Rows from a dataset of charts and code:
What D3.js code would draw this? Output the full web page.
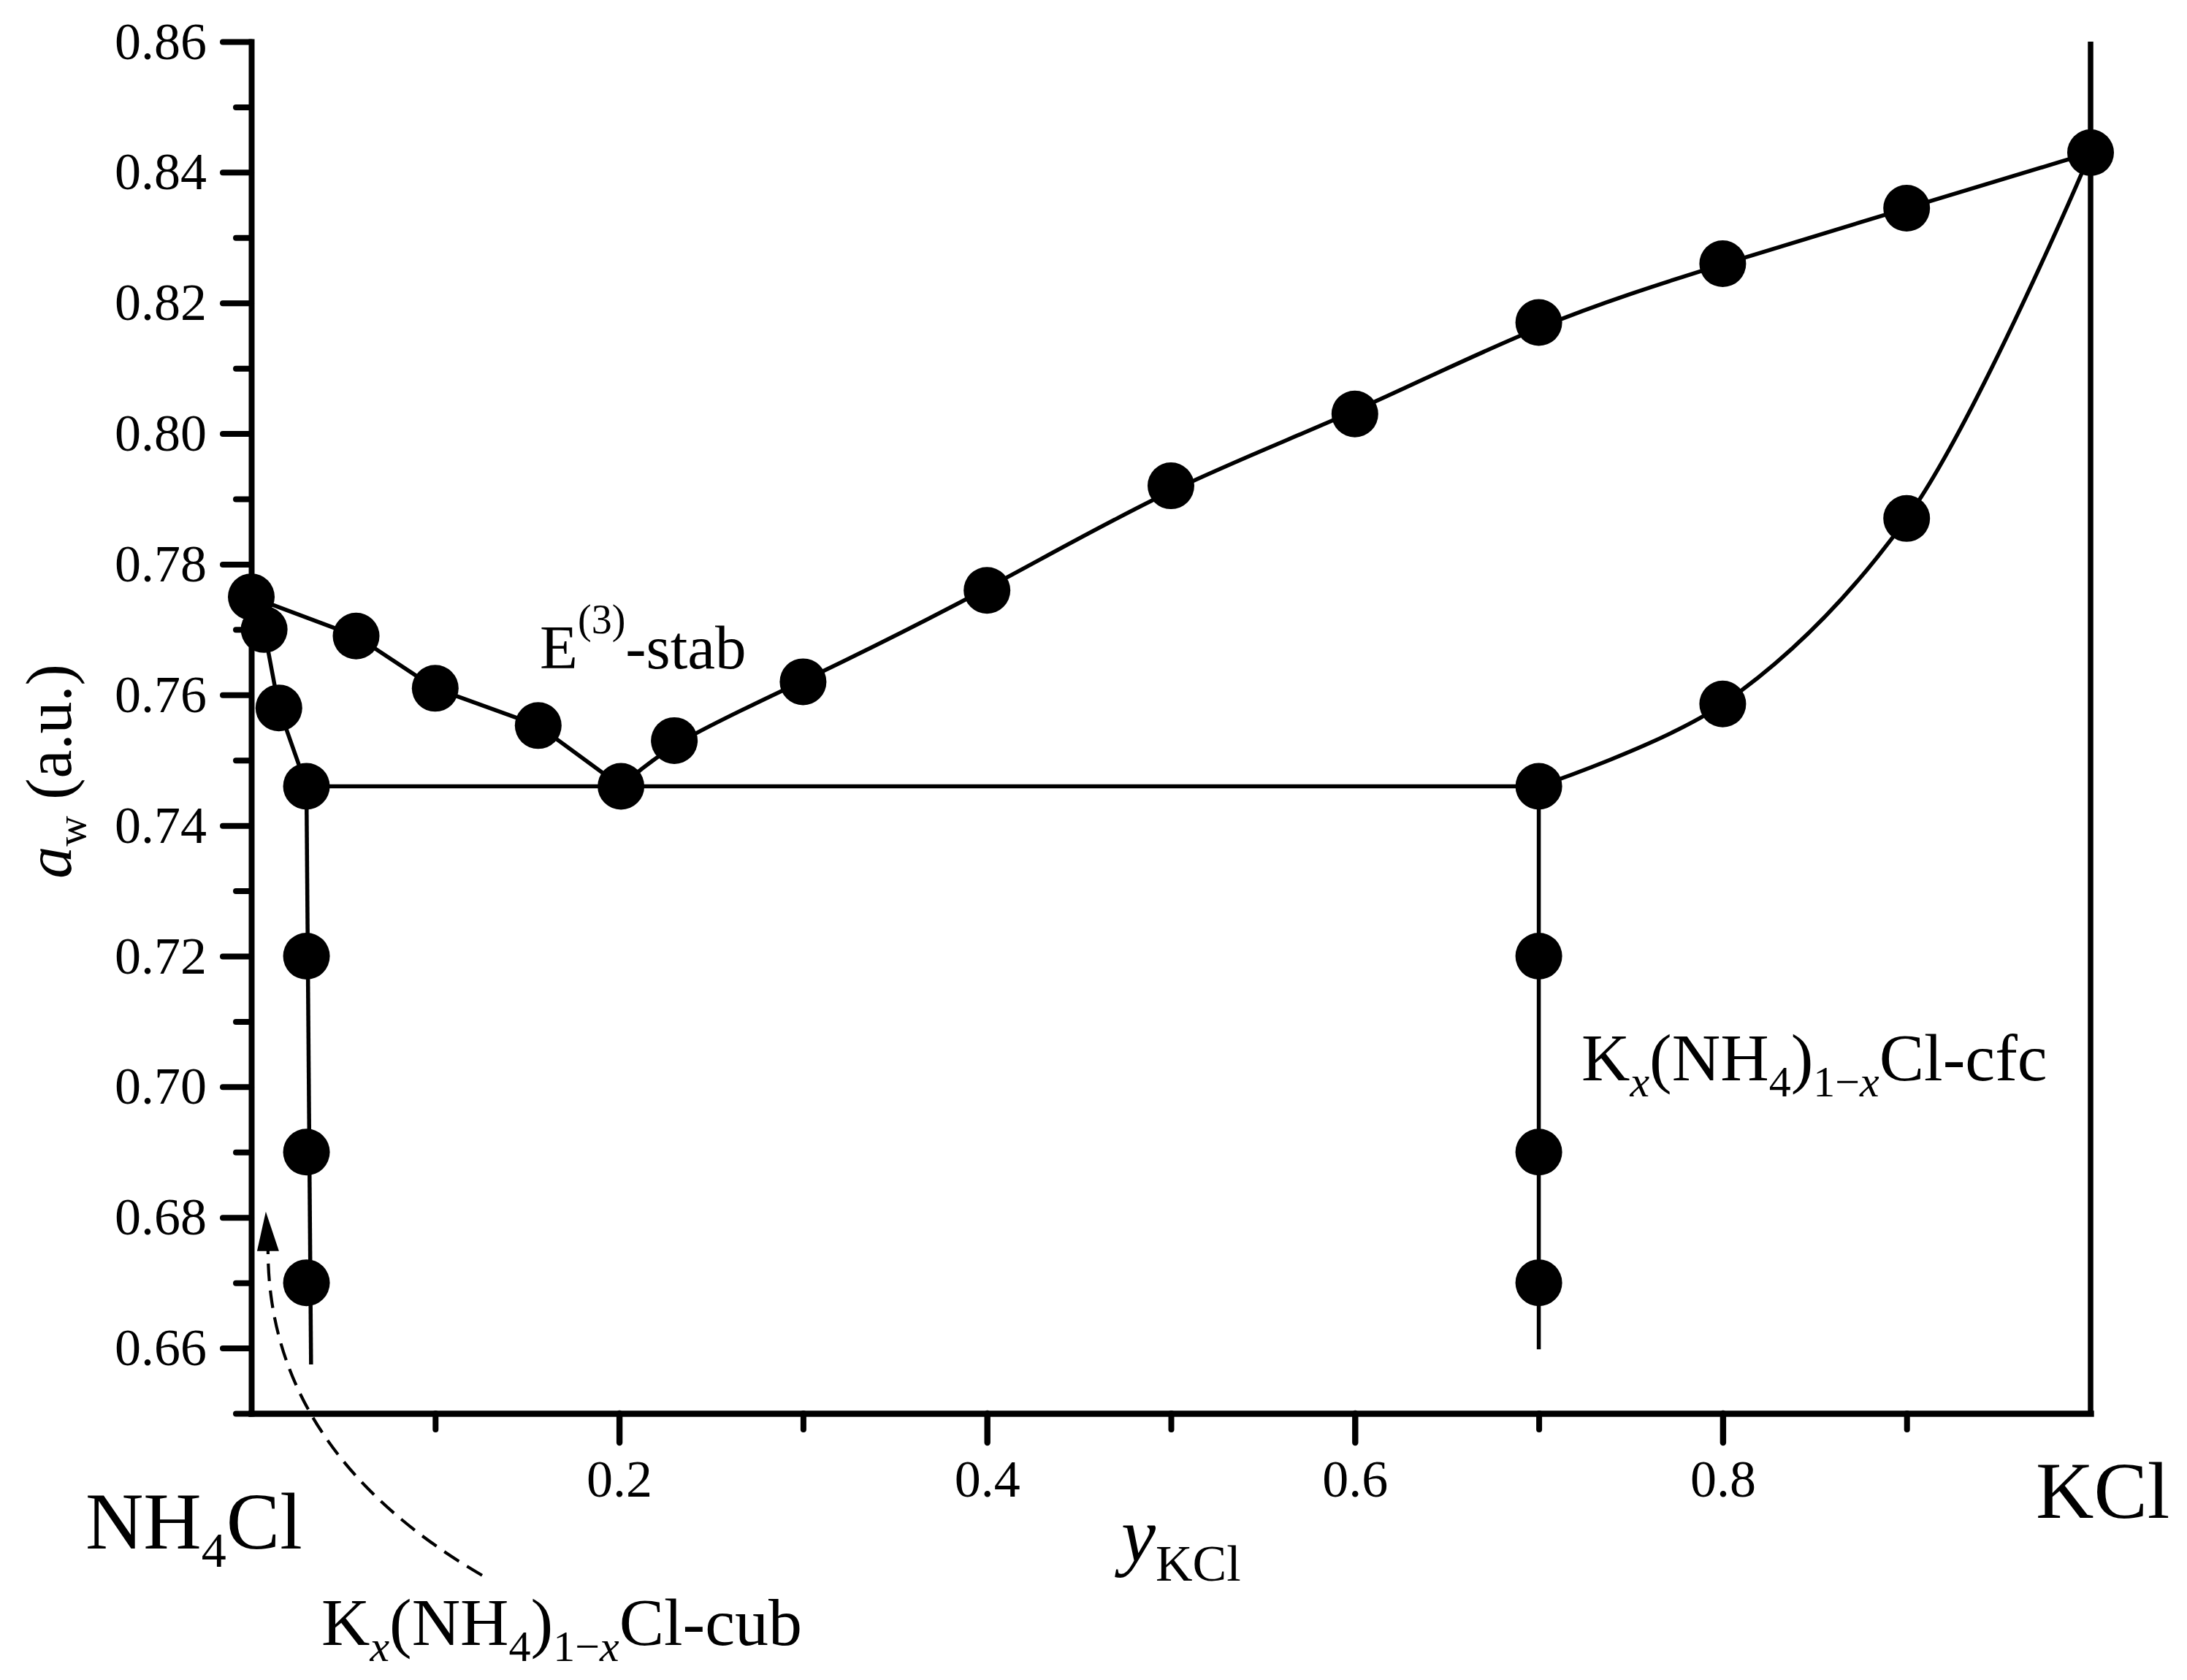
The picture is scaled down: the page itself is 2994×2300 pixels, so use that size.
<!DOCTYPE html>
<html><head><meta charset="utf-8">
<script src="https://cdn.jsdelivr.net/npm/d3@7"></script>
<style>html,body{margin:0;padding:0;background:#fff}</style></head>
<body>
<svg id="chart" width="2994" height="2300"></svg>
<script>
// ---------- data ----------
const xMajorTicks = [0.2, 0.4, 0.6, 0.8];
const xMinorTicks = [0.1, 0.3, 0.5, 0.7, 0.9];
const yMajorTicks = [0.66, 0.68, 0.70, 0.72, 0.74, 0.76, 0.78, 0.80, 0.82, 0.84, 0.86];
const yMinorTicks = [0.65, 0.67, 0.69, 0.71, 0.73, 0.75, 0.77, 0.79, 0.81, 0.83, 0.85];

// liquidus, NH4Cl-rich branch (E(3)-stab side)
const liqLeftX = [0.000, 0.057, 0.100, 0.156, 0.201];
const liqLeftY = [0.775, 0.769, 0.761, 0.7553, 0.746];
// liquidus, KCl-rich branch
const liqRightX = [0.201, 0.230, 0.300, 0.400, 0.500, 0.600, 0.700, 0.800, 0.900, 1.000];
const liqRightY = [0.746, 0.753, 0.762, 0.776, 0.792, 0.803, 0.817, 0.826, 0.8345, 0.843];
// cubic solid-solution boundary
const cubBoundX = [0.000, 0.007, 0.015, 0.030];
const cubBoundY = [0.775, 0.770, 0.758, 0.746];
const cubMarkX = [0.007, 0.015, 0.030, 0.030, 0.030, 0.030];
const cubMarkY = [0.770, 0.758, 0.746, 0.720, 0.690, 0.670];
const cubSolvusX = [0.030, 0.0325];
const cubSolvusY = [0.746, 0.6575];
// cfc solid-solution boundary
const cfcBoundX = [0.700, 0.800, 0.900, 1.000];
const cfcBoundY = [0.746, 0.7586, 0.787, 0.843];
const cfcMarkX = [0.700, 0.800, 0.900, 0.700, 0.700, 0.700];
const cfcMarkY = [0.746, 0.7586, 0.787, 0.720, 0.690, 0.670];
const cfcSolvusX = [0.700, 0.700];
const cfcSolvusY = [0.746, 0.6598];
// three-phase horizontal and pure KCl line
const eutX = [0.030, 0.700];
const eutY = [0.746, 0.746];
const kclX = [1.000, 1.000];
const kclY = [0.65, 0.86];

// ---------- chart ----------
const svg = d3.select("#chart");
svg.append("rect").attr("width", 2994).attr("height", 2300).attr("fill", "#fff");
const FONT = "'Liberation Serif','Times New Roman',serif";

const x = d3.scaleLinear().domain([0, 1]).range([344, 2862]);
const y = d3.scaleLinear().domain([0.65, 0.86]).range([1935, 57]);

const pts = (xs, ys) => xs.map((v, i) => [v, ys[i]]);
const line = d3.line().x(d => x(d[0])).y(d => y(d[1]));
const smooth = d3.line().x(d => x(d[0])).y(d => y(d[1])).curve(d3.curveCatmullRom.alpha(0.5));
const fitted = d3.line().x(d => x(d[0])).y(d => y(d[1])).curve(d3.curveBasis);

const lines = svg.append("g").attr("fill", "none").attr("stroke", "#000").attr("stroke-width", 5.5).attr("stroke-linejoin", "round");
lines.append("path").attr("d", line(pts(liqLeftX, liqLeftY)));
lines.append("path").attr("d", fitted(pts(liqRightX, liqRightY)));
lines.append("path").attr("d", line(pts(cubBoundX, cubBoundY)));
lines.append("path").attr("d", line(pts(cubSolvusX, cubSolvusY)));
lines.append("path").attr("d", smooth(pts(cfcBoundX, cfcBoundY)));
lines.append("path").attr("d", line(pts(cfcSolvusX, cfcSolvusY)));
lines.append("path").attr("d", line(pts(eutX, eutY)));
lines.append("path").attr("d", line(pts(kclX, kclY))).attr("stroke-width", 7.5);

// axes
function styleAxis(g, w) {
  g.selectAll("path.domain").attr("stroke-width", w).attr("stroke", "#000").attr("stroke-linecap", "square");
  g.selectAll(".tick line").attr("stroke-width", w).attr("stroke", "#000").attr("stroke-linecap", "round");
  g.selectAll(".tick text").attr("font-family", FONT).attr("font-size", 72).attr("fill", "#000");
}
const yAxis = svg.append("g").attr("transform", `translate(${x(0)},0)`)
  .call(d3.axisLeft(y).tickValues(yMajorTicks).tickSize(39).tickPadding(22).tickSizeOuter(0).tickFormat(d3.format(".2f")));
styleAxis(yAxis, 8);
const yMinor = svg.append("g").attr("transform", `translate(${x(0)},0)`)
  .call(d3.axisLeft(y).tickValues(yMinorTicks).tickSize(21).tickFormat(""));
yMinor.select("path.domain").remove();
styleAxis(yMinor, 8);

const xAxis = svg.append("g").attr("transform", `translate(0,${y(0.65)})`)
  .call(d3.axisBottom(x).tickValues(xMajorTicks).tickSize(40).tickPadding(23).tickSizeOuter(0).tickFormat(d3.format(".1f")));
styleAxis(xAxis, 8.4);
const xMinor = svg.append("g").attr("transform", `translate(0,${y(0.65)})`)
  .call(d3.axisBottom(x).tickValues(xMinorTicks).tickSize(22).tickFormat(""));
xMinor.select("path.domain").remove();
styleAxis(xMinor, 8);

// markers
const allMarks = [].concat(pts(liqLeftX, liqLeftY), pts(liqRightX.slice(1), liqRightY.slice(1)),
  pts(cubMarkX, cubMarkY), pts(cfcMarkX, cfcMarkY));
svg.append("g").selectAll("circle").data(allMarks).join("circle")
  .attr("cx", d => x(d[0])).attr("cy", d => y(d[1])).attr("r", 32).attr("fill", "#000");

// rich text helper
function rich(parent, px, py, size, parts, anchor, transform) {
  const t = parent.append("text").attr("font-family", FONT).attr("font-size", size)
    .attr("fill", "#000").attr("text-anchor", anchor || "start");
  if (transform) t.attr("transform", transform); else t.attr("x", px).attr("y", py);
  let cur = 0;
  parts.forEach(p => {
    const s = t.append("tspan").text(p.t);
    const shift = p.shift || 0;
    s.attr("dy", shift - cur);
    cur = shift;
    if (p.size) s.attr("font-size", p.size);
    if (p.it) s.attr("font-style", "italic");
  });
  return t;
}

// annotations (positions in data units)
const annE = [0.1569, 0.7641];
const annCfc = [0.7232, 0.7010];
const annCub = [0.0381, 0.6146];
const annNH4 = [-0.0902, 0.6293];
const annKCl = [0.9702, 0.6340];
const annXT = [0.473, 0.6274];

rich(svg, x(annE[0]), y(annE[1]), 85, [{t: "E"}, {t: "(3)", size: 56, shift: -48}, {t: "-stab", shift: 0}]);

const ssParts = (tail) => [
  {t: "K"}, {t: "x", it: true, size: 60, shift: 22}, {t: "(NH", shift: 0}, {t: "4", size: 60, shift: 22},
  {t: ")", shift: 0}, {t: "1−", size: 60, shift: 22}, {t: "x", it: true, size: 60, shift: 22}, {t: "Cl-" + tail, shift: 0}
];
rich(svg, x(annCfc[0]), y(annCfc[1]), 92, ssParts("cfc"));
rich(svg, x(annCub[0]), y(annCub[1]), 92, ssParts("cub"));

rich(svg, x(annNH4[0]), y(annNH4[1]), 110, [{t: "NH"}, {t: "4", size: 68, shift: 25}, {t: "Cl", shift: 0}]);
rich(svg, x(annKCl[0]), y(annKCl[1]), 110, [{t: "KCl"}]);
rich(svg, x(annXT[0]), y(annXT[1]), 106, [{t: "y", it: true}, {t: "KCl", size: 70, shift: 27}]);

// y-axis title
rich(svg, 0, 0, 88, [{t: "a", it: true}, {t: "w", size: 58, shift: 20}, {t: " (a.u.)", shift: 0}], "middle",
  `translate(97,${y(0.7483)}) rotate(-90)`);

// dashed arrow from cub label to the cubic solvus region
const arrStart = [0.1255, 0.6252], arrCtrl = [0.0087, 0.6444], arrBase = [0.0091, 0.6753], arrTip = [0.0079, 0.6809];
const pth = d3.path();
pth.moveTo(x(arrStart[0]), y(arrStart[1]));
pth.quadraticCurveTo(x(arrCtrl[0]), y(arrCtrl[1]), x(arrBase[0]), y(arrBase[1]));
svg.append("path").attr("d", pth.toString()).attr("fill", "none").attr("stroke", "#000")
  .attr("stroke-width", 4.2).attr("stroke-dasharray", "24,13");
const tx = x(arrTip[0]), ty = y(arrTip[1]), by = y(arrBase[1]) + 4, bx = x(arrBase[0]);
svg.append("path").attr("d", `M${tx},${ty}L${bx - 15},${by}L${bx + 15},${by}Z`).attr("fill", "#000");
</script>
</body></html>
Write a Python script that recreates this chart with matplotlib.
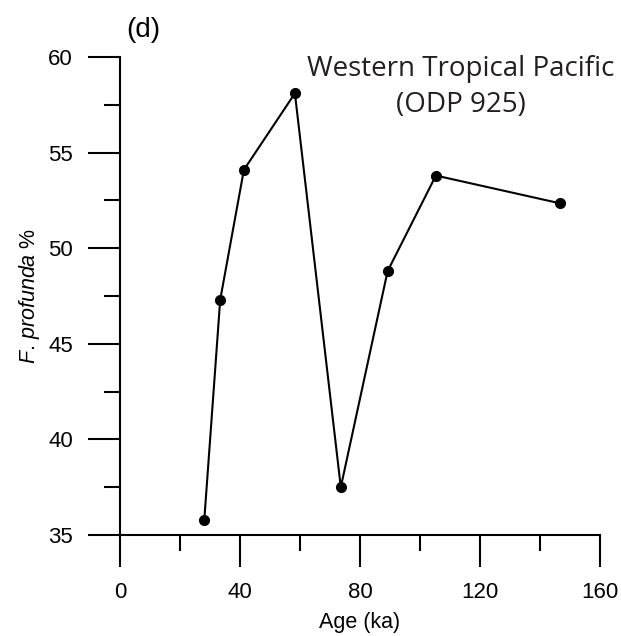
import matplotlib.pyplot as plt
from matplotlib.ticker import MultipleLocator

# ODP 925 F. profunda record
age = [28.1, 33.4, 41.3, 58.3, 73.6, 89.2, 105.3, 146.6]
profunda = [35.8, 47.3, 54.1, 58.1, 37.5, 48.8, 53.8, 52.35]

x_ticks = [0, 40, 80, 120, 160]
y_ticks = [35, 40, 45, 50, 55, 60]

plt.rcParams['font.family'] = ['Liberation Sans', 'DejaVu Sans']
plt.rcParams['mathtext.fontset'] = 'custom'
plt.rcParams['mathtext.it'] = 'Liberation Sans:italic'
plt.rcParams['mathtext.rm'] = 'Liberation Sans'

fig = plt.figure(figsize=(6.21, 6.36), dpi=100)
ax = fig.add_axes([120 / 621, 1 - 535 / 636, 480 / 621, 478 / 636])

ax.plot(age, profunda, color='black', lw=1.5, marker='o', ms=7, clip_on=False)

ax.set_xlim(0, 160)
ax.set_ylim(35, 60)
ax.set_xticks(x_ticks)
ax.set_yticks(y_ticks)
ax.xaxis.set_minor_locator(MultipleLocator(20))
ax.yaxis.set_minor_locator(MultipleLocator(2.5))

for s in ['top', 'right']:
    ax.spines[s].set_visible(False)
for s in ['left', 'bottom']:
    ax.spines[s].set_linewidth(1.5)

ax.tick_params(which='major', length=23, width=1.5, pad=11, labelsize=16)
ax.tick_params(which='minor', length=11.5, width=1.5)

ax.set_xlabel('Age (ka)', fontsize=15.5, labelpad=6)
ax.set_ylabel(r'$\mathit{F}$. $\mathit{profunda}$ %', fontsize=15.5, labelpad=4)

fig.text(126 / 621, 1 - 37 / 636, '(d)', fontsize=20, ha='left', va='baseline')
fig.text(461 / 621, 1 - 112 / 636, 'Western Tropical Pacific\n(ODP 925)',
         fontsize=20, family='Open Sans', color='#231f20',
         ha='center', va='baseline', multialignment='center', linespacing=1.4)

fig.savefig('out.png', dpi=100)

What to do: For the listing above, give the number of lines in which the string "this" occurs, and nothing else.

Response to the exercise: 2